Repeat the material below exactly, with no pictures.
==========
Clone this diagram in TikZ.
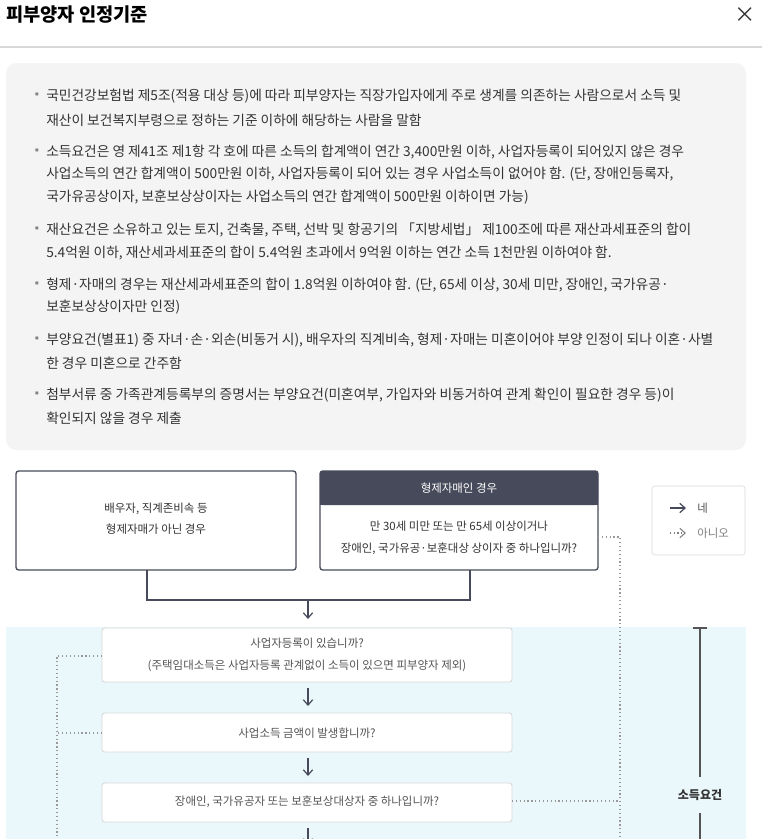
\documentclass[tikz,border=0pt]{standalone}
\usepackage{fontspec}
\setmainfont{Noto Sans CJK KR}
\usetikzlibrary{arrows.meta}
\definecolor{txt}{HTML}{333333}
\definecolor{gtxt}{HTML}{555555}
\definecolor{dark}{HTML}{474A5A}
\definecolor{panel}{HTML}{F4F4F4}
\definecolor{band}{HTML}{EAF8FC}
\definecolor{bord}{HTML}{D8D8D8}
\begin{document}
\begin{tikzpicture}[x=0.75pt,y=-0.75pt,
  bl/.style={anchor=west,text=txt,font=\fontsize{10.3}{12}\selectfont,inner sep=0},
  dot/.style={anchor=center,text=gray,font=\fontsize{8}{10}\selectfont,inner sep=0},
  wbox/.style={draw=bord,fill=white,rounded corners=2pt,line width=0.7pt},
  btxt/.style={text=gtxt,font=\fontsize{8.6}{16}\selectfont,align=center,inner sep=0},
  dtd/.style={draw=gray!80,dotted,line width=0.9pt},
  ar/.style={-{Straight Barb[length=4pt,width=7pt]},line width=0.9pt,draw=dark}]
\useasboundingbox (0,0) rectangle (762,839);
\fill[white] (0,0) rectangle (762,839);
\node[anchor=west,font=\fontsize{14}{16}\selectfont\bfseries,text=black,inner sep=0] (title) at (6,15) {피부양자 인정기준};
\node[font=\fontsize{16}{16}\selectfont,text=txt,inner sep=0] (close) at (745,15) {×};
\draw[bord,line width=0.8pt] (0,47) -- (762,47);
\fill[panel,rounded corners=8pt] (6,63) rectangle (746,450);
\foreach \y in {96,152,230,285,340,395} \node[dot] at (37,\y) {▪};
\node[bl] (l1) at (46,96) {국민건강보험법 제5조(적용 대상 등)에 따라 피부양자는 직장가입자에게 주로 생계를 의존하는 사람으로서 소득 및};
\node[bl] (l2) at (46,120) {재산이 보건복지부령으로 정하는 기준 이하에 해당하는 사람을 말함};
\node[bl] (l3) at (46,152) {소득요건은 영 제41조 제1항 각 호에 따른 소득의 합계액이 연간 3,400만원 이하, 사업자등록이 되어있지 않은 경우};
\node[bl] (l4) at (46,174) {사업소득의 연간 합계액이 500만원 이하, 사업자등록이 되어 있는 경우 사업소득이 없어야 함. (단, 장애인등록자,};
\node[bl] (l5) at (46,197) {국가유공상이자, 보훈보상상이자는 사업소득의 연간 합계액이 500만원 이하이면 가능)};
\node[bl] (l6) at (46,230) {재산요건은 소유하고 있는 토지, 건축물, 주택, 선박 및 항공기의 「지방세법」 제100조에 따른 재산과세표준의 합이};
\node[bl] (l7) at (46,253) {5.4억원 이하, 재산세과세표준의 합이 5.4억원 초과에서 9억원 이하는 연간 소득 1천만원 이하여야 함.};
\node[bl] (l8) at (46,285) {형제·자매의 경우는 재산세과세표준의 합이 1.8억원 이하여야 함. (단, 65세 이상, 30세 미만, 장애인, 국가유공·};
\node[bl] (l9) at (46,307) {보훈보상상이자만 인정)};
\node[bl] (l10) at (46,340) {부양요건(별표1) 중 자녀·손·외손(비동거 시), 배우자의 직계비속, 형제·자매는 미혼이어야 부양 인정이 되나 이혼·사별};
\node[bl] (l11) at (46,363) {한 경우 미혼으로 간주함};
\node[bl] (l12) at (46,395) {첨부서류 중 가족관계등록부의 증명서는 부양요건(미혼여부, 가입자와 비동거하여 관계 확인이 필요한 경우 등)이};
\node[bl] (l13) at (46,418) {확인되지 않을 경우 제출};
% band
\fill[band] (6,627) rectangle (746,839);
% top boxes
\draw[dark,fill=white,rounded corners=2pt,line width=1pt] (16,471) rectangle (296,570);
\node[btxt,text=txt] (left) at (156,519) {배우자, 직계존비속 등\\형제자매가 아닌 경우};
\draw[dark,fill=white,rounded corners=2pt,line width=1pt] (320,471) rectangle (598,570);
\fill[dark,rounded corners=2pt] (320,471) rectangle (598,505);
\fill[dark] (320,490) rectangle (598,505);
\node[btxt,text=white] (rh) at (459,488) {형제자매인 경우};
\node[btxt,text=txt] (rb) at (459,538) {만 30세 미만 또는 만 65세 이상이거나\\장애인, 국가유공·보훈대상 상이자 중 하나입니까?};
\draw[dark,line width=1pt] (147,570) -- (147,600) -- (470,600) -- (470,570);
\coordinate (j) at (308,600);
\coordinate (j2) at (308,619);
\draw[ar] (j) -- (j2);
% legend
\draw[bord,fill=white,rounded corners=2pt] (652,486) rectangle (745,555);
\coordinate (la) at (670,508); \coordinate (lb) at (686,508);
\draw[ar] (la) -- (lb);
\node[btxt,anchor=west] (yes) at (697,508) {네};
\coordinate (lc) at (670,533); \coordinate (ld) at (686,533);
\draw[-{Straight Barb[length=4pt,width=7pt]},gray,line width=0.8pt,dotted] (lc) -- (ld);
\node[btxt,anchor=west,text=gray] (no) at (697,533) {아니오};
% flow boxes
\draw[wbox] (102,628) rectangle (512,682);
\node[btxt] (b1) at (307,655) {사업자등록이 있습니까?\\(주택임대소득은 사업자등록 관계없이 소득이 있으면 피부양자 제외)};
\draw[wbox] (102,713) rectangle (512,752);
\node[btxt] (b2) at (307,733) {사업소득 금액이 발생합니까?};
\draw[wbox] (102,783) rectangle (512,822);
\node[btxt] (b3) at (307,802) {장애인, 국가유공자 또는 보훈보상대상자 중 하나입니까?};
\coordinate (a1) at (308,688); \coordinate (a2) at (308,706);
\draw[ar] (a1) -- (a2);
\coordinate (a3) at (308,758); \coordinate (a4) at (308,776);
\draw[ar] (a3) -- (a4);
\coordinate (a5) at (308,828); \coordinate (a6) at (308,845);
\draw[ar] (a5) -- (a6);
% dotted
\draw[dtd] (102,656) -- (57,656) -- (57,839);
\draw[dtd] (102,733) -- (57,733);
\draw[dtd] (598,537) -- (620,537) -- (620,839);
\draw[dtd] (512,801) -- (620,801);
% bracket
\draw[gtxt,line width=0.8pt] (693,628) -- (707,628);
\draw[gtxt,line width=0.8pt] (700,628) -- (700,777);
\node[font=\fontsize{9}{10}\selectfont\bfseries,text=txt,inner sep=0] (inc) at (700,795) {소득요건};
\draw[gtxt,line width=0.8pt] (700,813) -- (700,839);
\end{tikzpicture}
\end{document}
==========
(FULL OUTPUT):
Clone this diagram in TikZ.
\documentclass[tikz,border=0pt]{standalone}
\usepackage{fontspec}
\setmainfont{Noto Sans CJK KR}
\usetikzlibrary{arrows.meta}
\definecolor{txt}{HTML}{333333}
\definecolor{gtxt}{HTML}{555555}
\definecolor{dark}{HTML}{474A5A}
\definecolor{panel}{HTML}{F4F4F4}
\definecolor{band}{HTML}{EAF8FC}
\definecolor{bord}{HTML}{D8D8D8}
\begin{document}
\begin{tikzpicture}[x=0.75pt,y=-0.75pt,
  bl/.style={anchor=west,text=txt,font=\fontsize{10.3}{12}\selectfont,inner sep=0},
  dot/.style={anchor=center,text=gray,font=\fontsize{8}{10}\selectfont,inner sep=0},
  wbox/.style={draw=bord,fill=white,rounded corners=2pt,line width=0.7pt},
  btxt/.style={text=gtxt,font=\fontsize{8.6}{16}\selectfont,align=center,inner sep=0},
  dtd/.style={draw=gray!80,dotted,line width=0.9pt},
  ar/.style={-{Straight Barb[length=4pt,width=7pt]},line width=0.9pt,draw=dark}]
\useasboundingbox (0,0) rectangle (762,839);
\fill[white] (0,0) rectangle (762,839);
\node[anchor=west,font=\fontsize{14}{16}\selectfont\bfseries,text=black,inner sep=0] (title) at (6,15) {피부양자 인정기준};
\node[font=\fontsize{16}{16}\selectfont,text=txt,inner sep=0] (close) at (745,15) {×};
\draw[bord,line width=0.8pt] (0,47) -- (762,47);
\fill[panel,rounded corners=8pt] (6,63) rectangle (746,450);
\foreach \y in {96,152,230,285,340,395} \node[dot] at (37,\y) {▪};
\node[bl] (l1) at (46,96) {국민건강보험법 제5조(적용 대상 등)에 따라 피부양자는 직장가입자에게 주로 생계를 의존하는 사람으로서 소득 및};
\node[bl] (l2) at (46,120) {재산이 보건복지부령으로 정하는 기준 이하에 해당하는 사람을 말함};
\node[bl] (l3) at (46,152) {소득요건은 영 제41조 제1항 각 호에 따른 소득의 합계액이 연간 3,400만원 이하, 사업자등록이 되어있지 않은 경우};
\node[bl] (l4) at (46,174) {사업소득의 연간 합계액이 500만원 이하, 사업자등록이 되어 있는 경우 사업소득이 없어야 함. (단, 장애인등록자,};
\node[bl] (l5) at (46,197) {국가유공상이자, 보훈보상상이자는 사업소득의 연간 합계액이 500만원 이하이면 가능)};
\node[bl] (l6) at (46,230) {재산요건은 소유하고 있는 토지, 건축물, 주택, 선박 및 항공기의 「지방세법」 제100조에 따른 재산과세표준의 합이};
\node[bl] (l7) at (46,253) {5.4억원 이하, 재산세과세표준의 합이 5.4억원 초과에서 9억원 이하는 연간 소득 1천만원 이하여야 함.};
\node[bl] (l8) at (46,285) {형제·자매의 경우는 재산세과세표준의 합이 1.8억원 이하여야 함. (단, 65세 이상, 30세 미만, 장애인, 국가유공·};
\node[bl] (l9) at (46,307) {보훈보상상이자만 인정)};
\node[bl] (l10) at (46,340) {부양요건(별표1) 중 자녀·손·외손(비동거 시), 배우자의 직계비속, 형제·자매는 미혼이어야 부양 인정이 되나 이혼·사별};
\node[bl] (l11) at (46,363) {한 경우 미혼으로 간주함};
\node[bl] (l12) at (46,395) {첨부서류 중 가족관계등록부의 증명서는 부양요건(미혼여부, 가입자와 비동거하여 관계 확인이 필요한 경우 등)이};
\node[bl] (l13) at (46,418) {확인되지 않을 경우 제출};
% band
\fill[band] (6,627) rectangle (746,839);
% top boxes
\draw[dark,fill=white,rounded corners=2pt,line width=1pt] (16,471) rectangle (296,570);
\node[btxt,text=txt] (left) at (156,519) {배우자, 직계존비속 등\\형제자매가 아닌 경우};
\draw[dark,fill=white,rounded corners=2pt,line width=1pt] (320,471) rectangle (598,570);
\fill[dark,rounded corners=2pt] (320,471) rectangle (598,505);
\fill[dark] (320,490) rectangle (598,505);
\node[btxt,text=white] (rh) at (459,488) {형제자매인 경우};
\node[btxt,text=txt] (rb) at (459,538) {만 30세 미만 또는 만 65세 이상이거나\\장애인, 국가유공·보훈대상 상이자 중 하나입니까?};
\draw[dark,line width=1pt] (147,570) -- (147,600) -- (470,600) -- (470,570);
\coordinate (j) at (308,600);
\coordinate (j2) at (308,619);
\draw[ar] (j) -- (j2);
% legend
\draw[bord,fill=white,rounded corners=2pt] (652,486) rectangle (745,555);
\coordinate (la) at (670,508); \coordinate (lb) at (686,508);
\draw[ar] (la) -- (lb);
\node[btxt,anchor=west] (yes) at (697,508) {네};
\coordinate (lc) at (670,533); \coordinate (ld) at (686,533);
\draw[-{Straight Barb[length=4pt,width=7pt]},gray,line width=0.8pt,dotted] (lc) -- (ld);
\node[btxt,anchor=west,text=gray] (no) at (697,533) {아니오};
% flow boxes
\draw[wbox] (102,628) rectangle (512,682);
\node[btxt] (b1) at (307,655) {사업자등록이 있습니까?\\(주택임대소득은 사업자등록 관계없이 소득이 있으면 피부양자 제외)};
\draw[wbox] (102,713) rectangle (512,752);
\node[btxt] (b2) at (307,733) {사업소득 금액이 발생합니까?};
\draw[wbox] (102,783) rectangle (512,822);
\node[btxt] (b3) at (307,802) {장애인, 국가유공자 또는 보훈보상대상자 중 하나입니까?};
\coordinate (a1) at (308,688); \coordinate (a2) at (308,706);
\draw[ar] (a1) -- (a2);
\coordinate (a3) at (308,758); \coordinate (a4) at (308,776);
\draw[ar] (a3) -- (a4);
\coordinate (a5) at (308,828); \coordinate (a6) at (308,845);
\draw[ar] (a5) -- (a6);
% dotted
\draw[dtd] (102,656) -- (57,656) -- (57,839);
\draw[dtd] (102,733) -- (57,733);
\draw[dtd] (598,537) -- (620,537) -- (620,839);
\draw[dtd] (512,801) -- (620,801);
% bracket
\draw[gtxt,line width=0.8pt] (693,628) -- (707,628);
\draw[gtxt,line width=0.8pt] (700,628) -- (700,777);
\node[font=\fontsize{9}{10}\selectfont\bfseries,text=txt,inner sep=0] (inc) at (700,795) {소득요건};
\draw[gtxt,line width=0.8pt] (700,813) -- (700,839);
\end{tikzpicture}
\end{document}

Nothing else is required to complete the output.